> **Direction**:
From the entries below, copy every line that holds the word "this".
>> begin Provided records
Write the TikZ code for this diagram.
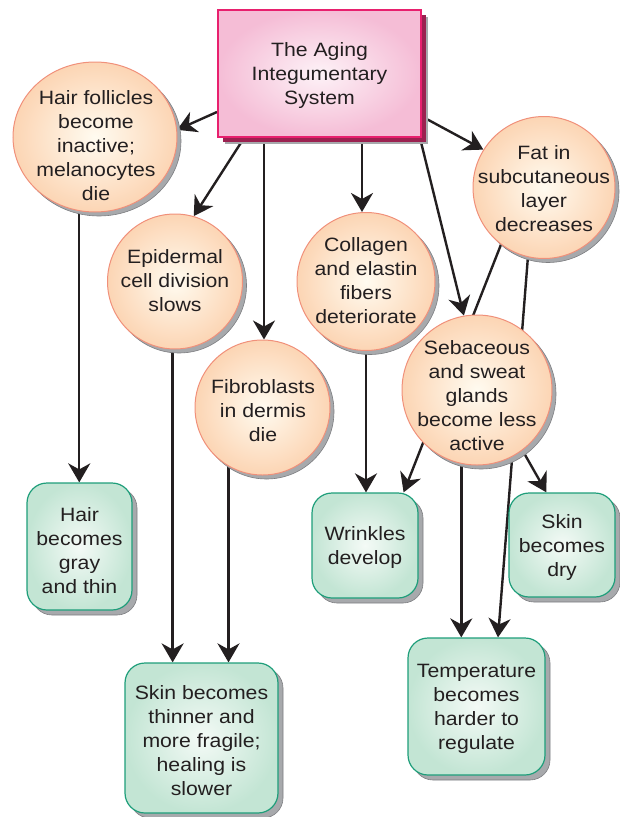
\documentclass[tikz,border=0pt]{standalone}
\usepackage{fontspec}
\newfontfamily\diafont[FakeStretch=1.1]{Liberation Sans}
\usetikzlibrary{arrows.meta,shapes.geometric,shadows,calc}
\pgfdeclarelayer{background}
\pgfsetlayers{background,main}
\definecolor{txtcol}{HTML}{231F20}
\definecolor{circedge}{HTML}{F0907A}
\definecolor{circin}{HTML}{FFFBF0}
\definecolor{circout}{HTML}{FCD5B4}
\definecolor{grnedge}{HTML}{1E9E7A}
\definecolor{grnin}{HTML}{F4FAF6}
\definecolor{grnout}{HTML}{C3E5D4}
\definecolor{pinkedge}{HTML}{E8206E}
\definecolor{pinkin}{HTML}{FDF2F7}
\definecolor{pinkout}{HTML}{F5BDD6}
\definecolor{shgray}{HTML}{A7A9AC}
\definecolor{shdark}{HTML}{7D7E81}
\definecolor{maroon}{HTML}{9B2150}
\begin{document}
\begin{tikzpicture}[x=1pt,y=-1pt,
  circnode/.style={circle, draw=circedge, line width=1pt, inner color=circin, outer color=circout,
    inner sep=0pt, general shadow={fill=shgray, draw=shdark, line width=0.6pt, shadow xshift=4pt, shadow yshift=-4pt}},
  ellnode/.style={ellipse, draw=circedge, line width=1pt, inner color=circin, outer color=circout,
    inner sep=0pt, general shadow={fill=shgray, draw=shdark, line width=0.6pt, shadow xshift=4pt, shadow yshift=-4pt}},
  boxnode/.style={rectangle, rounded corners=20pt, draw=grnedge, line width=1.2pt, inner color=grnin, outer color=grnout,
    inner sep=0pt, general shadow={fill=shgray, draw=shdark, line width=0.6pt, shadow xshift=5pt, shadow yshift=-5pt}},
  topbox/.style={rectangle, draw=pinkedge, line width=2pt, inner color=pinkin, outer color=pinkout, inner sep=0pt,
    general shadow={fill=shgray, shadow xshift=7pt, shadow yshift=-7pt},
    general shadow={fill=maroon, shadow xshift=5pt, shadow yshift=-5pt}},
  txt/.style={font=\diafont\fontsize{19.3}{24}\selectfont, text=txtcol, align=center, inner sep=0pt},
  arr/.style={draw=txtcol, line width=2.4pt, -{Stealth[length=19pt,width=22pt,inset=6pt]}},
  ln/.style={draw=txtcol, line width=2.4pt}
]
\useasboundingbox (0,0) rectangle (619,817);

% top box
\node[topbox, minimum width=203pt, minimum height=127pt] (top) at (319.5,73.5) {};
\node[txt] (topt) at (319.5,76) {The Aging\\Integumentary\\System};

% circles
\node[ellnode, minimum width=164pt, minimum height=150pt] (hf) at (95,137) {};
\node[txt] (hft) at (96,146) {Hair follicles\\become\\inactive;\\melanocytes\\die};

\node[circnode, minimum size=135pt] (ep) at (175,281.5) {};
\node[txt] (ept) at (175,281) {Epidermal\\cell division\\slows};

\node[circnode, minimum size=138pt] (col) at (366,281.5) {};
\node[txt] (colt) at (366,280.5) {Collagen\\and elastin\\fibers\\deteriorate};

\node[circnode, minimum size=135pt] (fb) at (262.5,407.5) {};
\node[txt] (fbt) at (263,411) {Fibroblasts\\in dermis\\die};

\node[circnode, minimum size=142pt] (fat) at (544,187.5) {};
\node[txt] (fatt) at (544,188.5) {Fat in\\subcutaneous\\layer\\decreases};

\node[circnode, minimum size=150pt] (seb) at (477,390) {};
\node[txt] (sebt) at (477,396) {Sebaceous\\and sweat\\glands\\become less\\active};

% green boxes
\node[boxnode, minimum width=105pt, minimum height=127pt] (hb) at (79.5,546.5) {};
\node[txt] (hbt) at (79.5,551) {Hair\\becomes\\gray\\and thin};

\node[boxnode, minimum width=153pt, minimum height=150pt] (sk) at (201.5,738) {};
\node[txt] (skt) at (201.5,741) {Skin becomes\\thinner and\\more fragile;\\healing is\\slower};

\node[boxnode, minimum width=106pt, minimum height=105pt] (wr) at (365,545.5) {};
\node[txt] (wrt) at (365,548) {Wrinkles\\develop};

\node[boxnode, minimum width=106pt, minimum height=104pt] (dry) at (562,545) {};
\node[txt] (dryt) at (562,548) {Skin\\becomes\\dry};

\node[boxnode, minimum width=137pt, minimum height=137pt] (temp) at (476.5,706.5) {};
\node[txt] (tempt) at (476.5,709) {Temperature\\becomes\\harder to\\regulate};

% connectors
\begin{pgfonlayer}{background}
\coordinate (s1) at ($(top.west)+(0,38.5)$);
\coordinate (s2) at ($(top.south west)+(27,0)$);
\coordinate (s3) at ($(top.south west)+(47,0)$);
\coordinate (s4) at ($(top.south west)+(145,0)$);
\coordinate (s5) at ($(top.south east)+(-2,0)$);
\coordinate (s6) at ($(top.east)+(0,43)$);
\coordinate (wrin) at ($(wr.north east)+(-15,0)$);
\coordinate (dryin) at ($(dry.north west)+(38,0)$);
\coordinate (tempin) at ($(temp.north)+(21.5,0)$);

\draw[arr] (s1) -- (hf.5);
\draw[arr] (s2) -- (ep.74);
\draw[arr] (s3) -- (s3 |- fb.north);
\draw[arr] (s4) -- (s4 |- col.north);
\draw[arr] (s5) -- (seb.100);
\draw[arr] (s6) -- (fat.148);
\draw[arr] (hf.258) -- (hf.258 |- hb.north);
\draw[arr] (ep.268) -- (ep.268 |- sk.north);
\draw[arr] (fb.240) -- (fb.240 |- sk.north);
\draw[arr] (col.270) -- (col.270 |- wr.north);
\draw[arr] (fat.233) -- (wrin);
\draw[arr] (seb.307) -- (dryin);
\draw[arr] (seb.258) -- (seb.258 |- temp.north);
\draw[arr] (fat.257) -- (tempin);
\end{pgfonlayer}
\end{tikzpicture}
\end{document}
>> end Provided records
>> begin Provided records
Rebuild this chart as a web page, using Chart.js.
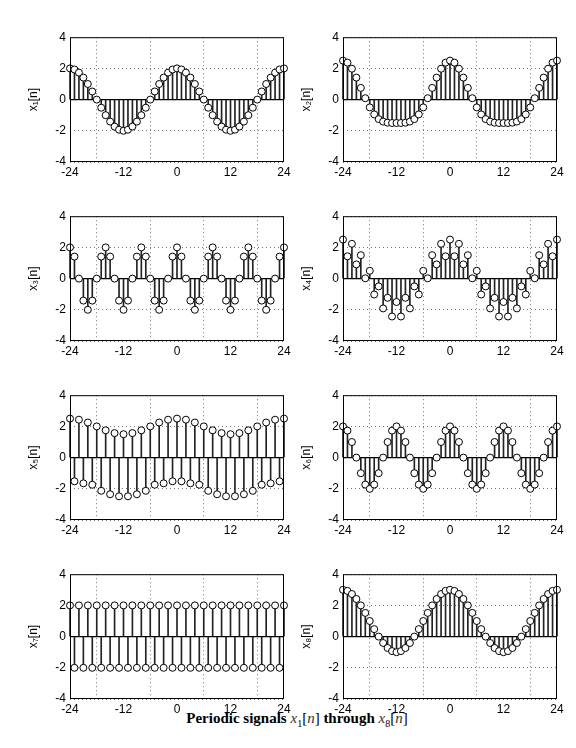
>> end Provided records
>> begin Provided records
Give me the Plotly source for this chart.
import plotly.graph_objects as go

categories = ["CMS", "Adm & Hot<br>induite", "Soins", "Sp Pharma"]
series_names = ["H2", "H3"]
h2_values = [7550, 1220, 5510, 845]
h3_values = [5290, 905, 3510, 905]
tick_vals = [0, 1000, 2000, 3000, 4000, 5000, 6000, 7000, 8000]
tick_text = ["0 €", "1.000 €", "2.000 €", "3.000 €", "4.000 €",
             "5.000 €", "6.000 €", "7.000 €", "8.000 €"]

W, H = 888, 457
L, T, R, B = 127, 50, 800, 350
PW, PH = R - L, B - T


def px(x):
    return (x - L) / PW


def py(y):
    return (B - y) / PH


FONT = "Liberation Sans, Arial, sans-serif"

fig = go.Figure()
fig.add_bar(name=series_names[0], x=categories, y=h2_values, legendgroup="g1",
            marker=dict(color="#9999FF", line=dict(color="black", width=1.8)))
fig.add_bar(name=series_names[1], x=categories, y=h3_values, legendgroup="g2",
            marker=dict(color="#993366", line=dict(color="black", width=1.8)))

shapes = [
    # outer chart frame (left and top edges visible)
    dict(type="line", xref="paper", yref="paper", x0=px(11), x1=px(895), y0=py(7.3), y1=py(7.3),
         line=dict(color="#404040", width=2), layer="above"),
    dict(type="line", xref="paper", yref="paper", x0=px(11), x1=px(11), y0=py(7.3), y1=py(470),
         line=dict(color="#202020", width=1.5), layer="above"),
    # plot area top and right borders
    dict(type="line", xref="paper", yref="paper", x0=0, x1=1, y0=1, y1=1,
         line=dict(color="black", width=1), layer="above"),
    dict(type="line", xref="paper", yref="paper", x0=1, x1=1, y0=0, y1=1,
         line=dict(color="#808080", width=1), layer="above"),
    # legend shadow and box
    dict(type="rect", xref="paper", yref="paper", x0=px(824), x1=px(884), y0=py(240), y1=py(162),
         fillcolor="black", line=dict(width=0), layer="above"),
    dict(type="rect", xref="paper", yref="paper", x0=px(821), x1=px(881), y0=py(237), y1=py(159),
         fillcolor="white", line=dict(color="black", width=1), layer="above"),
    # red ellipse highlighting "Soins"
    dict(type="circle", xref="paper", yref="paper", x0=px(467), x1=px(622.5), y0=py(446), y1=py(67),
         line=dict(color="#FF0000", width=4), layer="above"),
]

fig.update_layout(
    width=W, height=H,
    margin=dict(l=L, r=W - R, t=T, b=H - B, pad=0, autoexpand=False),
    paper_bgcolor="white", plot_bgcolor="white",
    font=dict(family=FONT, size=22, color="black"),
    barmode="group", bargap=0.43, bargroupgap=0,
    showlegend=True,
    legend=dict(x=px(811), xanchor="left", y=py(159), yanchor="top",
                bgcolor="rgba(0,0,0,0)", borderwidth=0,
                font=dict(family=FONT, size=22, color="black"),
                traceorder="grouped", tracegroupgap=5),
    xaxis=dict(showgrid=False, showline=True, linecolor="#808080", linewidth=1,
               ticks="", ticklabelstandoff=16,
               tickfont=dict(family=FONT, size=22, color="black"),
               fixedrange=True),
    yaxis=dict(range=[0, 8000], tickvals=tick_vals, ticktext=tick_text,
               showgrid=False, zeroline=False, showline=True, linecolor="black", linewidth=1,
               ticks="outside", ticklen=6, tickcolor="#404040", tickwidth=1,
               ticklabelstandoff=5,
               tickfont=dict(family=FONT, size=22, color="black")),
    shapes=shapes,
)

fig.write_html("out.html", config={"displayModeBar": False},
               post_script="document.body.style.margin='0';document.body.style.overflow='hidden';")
>> end Provided records
> **Result**:
Write the TikZ code for this diagram.
Rebuild this chart as a web page, using Chart.js.
Give me the Plotly source for this chart.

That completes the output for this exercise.